[Instructions for the task] Images are not part of the copy; transcribe all the data exactly.
═════ Provided records
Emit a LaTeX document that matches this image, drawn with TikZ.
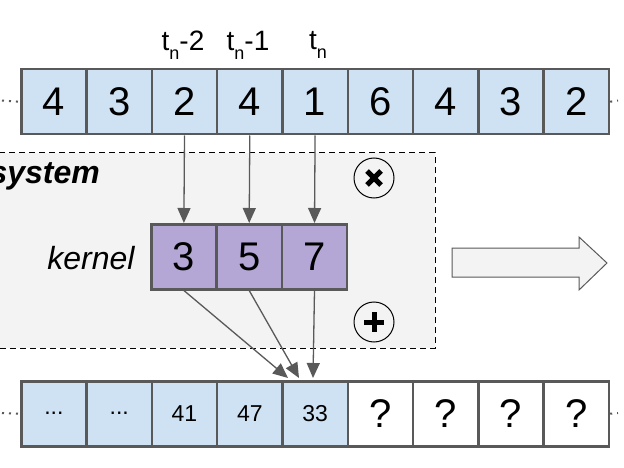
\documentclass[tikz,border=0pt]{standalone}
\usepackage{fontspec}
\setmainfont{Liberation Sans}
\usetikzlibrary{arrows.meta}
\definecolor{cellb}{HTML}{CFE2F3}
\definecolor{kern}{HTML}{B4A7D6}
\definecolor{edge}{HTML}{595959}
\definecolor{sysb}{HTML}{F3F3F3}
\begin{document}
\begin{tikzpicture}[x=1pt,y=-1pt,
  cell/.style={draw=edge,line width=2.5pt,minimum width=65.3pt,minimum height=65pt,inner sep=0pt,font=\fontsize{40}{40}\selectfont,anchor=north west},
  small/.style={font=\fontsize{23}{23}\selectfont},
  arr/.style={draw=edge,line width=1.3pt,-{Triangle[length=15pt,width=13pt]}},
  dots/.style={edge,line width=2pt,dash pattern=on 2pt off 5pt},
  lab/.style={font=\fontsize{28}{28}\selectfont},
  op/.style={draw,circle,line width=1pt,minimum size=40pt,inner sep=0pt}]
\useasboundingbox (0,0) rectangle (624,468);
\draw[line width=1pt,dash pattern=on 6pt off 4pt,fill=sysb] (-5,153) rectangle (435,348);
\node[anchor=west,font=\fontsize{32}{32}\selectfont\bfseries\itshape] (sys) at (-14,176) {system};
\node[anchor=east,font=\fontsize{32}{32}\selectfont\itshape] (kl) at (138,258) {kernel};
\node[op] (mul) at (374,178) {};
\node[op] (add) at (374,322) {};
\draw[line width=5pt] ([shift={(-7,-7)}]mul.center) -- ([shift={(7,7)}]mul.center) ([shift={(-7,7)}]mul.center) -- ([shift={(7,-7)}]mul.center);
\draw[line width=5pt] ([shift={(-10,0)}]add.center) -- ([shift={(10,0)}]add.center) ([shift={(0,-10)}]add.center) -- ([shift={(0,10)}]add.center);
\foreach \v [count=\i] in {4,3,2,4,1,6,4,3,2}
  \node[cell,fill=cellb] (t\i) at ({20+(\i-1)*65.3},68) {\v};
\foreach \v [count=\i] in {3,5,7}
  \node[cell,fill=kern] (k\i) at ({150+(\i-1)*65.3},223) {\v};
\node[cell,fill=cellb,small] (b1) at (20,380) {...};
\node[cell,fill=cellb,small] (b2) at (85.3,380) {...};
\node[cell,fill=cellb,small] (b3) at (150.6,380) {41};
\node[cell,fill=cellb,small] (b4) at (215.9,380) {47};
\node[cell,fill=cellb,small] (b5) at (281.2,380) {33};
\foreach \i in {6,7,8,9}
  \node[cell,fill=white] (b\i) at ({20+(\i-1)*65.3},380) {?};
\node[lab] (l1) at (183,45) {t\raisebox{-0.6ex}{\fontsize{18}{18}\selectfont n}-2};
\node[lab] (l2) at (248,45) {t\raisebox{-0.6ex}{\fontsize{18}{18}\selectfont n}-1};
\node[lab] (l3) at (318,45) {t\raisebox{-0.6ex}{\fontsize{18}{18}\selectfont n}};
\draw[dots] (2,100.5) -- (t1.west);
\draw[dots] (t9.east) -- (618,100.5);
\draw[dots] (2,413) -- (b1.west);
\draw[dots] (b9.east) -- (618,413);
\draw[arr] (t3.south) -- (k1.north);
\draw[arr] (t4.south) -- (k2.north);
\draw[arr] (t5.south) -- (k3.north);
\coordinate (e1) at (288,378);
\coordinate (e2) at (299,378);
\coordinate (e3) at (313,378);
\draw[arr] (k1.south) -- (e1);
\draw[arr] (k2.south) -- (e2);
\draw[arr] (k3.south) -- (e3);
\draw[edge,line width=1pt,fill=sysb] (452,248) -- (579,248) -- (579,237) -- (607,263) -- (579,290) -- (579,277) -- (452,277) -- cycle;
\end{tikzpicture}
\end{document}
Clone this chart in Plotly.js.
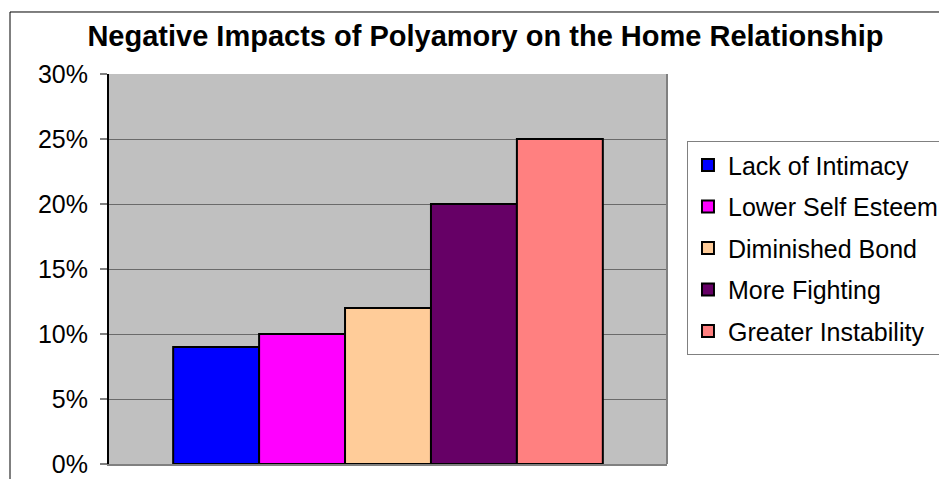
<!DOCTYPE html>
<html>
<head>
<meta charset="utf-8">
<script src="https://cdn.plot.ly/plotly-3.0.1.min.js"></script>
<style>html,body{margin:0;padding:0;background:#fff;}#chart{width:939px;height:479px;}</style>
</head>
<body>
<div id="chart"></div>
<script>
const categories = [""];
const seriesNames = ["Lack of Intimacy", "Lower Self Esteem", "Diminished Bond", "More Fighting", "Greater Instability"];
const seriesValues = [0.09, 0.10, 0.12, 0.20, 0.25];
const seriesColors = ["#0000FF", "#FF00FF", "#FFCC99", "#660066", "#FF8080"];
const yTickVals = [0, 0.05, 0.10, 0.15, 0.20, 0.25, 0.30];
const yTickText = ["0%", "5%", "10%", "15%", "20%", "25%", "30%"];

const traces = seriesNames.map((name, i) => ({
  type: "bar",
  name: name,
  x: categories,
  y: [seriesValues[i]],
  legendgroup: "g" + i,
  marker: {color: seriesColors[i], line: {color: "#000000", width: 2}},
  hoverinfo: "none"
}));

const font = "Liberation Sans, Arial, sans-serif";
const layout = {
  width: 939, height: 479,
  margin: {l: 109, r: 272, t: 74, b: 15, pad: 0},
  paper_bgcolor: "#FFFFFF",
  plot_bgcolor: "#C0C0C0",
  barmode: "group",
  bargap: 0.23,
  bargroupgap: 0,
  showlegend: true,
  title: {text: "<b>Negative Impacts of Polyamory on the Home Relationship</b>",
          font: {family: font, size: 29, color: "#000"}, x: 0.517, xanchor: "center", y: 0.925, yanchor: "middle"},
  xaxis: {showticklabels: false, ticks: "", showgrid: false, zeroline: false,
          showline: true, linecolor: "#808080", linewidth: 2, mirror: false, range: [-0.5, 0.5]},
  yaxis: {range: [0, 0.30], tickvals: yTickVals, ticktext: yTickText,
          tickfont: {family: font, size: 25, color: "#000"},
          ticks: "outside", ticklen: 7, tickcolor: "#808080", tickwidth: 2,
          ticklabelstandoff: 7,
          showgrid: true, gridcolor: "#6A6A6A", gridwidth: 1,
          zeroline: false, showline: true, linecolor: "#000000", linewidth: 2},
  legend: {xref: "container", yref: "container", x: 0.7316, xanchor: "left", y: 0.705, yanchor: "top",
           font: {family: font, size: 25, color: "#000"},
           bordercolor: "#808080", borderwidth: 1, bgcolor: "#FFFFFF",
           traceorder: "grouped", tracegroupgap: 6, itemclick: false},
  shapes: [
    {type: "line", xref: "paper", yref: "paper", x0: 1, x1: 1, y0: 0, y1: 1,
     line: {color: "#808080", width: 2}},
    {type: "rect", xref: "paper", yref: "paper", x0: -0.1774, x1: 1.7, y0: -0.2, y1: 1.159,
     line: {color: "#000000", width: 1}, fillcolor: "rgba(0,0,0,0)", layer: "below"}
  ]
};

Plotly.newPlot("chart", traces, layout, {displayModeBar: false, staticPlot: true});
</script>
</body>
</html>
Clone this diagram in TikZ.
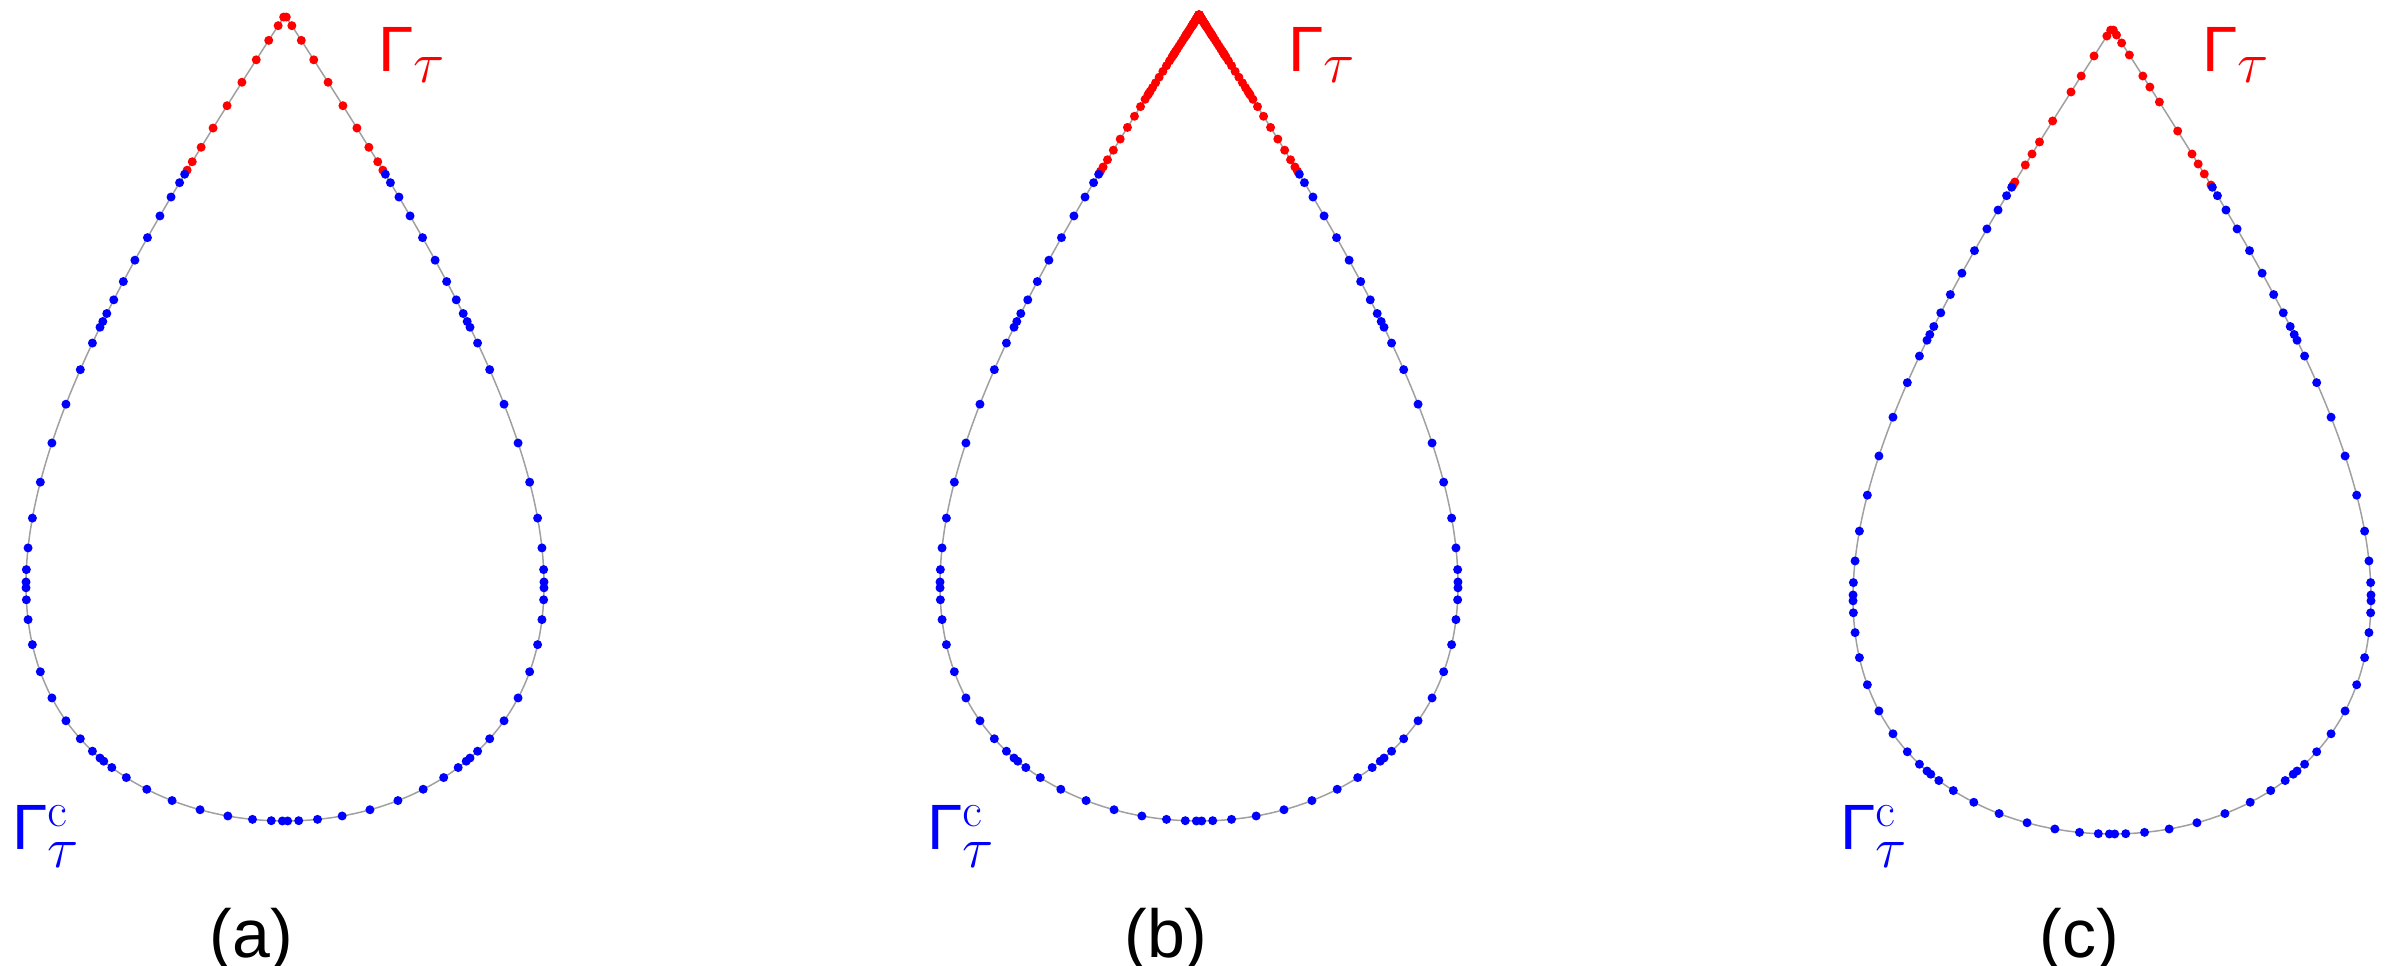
══════════
[Output below]
Emit a LaTeX document that matches this image, drawn with TikZ.
\documentclass[tikz,border=0pt]{standalone}
\usepackage{fontspec}
\setmainfont{Liberation Sans}
\usetikzlibrary{arrows.meta}
\definecolor{cellb}{HTML}{CFE2F3}
\definecolor{kern}{HTML}{B4A7D6}
\definecolor{edge}{HTML}{595959}
\definecolor{sysb}{HTML}{F3F3F3}
\begin{document}
\begin{tikzpicture}[x=1pt,y=-1pt,
  cell/.style={draw=edge,line width=2.5pt,minimum width=65.3pt,minimum height=65pt,inner sep=0pt,font=\fontsize{40}{40}\selectfont,anchor=north west},
  small/.style={font=\fontsize{23}{23}\selectfont},
  arr/.style={draw=edge,line width=1.3pt,-{Triangle[length=15pt,width=13pt]}},
  dots/.style={edge,line width=2pt,dash pattern=on 2pt off 5pt},
  lab/.style={font=\fontsize{28}{28}\selectfont},
  op/.style={draw,circle,line width=1pt,minimum size=40pt,inner sep=0pt}]
\useasboundingbox (0,0) rectangle (624,468);
\draw[line width=1pt,dash pattern=on 6pt off 4pt,fill=sysb] (-5,153) rectangle (435,348);
\node[anchor=west,font=\fontsize{32}{32}\selectfont\bfseries\itshape] (sys) at (-14,176) {system};
\node[anchor=east,font=\fontsize{32}{32}\selectfont\itshape] (kl) at (138,258) {kernel};
\node[op] (mul) at (374,178) {};
\node[op] (add) at (374,322) {};
\draw[line width=5pt] ([shift={(-7,-7)}]mul.center) -- ([shift={(7,7)}]mul.center) ([shift={(-7,7)}]mul.center) -- ([shift={(7,-7)}]mul.center);
\draw[line width=5pt] ([shift={(-10,0)}]add.center) -- ([shift={(10,0)}]add.center) ([shift={(0,-10)}]add.center) -- ([shift={(0,10)}]add.center);
\foreach \v [count=\i] in {4,3,2,4,1,6,4,3,2}
  \node[cell,fill=cellb] (t\i) at ({20+(\i-1)*65.3},68) {\v};
\foreach \v [count=\i] in {3,5,7}
  \node[cell,fill=kern] (k\i) at ({150+(\i-1)*65.3},223) {\v};
\node[cell,fill=cellb,small] (b1) at (20,380) {...};
\node[cell,fill=cellb,small] (b2) at (85.3,380) {...};
\node[cell,fill=cellb,small] (b3) at (150.6,380) {41};
\node[cell,fill=cellb,small] (b4) at (215.9,380) {47};
\node[cell,fill=cellb,small] (b5) at (281.2,380) {33};
\foreach \i in {6,7,8,9}
  \node[cell,fill=white] (b\i) at ({20+(\i-1)*65.3},380) {?};
\node[lab] (l1) at (183,45) {t\raisebox{-0.6ex}{\fontsize{18}{18}\selectfont n}-2};
\node[lab] (l2) at (248,45) {t\raisebox{-0.6ex}{\fontsize{18}{18}\selectfont n}-1};
\node[lab] (l3) at (318,45) {t\raisebox{-0.6ex}{\fontsize{18}{18}\selectfont n}};
\draw[dots] (2,100.5) -- (t1.west);
\draw[dots] (t9.east) -- (618,100.5);
\draw[dots] (2,413) -- (b1.west);
\draw[dots] (b9.east) -- (618,413);
\draw[arr] (t3.south) -- (k1.north);
\draw[arr] (t4.south) -- (k2.north);
\draw[arr] (t5.south) -- (k3.north);
\coordinate (e1) at (288,378);
\coordinate (e2) at (299,378);
\coordinate (e3) at (313,378);
\draw[arr] (k1.south) -- (e1);
\draw[arr] (k2.south) -- (e2);
\draw[arr] (k3.south) -- (e3);
\draw[edge,line width=1pt,fill=sysb] (452,248) -- (579,248) -- (579,237) -- (607,263) -- (579,290) -- (579,277) -- (452,277) -- cycle;
\end{tikzpicture}
\end{document}
Clone this chart in Plotly.js.
<!DOCTYPE html>
<html>
<head>
<meta charset="utf-8">
<script src="https://cdn.plot.ly/plotly-3.0.1.min.js"></script>
<style>html,body{margin:0;padding:0;background:#fff;}#chart{width:939px;height:479px;}</style>
</head>
<body>
<div id="chart"></div>
<script>
const categories = [""];
const seriesNames = ["Lack of Intimacy", "Lower Self Esteem", "Diminished Bond", "More Fighting", "Greater Instability"];
const seriesValues = [0.09, 0.10, 0.12, 0.20, 0.25];
const seriesColors = ["#0000FF", "#FF00FF", "#FFCC99", "#660066", "#FF8080"];
const yTickVals = [0, 0.05, 0.10, 0.15, 0.20, 0.25, 0.30];
const yTickText = ["0%", "5%", "10%", "15%", "20%", "25%", "30%"];

const traces = seriesNames.map((name, i) => ({
  type: "bar",
  name: name,
  x: categories,
  y: [seriesValues[i]],
  legendgroup: "g" + i,
  marker: {color: seriesColors[i], line: {color: "#000000", width: 2}},
  hoverinfo: "none"
}));

const font = "Liberation Sans, Arial, sans-serif";
const layout = {
  width: 939, height: 479,
  margin: {l: 109, r: 272, t: 74, b: 15, pad: 0},
  paper_bgcolor: "#FFFFFF",
  plot_bgcolor: "#C0C0C0",
  barmode: "group",
  bargap: 0.23,
  bargroupgap: 0,
  showlegend: true,
  title: {text: "<b>Negative Impacts of Polyamory on the Home Relationship</b>",
          font: {family: font, size: 29, color: "#000"}, x: 0.517, xanchor: "center", y: 0.925, yanchor: "middle"},
  xaxis: {showticklabels: false, ticks: "", showgrid: false, zeroline: false,
          showline: true, linecolor: "#808080", linewidth: 2, mirror: false, range: [-0.5, 0.5]},
  yaxis: {range: [0, 0.30], tickvals: yTickVals, ticktext: yTickText,
          tickfont: {family: font, size: 25, color: "#000"},
          ticks: "outside", ticklen: 7, tickcolor: "#808080", tickwidth: 2,
          ticklabelstandoff: 7,
          showgrid: true, gridcolor: "#6A6A6A", gridwidth: 1,
          zeroline: false, showline: true, linecolor: "#000000", linewidth: 2},
  legend: {xref: "container", yref: "container", x: 0.7316, xanchor: "left", y: 0.705, yanchor: "top",
           font: {family: font, size: 25, color: "#000"},
           bordercolor: "#808080", borderwidth: 1, bgcolor: "#FFFFFF",
           traceorder: "grouped", tracegroupgap: 6, itemclick: false},
  shapes: [
    {type: "line", xref: "paper", yref: "paper", x0: 1, x1: 1, y0: 0, y1: 1,
     line: {color: "#808080", width: 2}},
    {type: "rect", xref: "paper", yref: "paper", x0: -0.1774, x1: 1.7, y0: -0.2, y1: 1.159,
     line: {color: "#000000", width: 1}, fillcolor: "rgba(0,0,0,0)", layer: "below"}
  ]
};

Plotly.newPlot("chart", traces, layout, {displayModeBar: false, staticPlot: true});
</script>
</body>
</html>
Clone this diagram in TikZ.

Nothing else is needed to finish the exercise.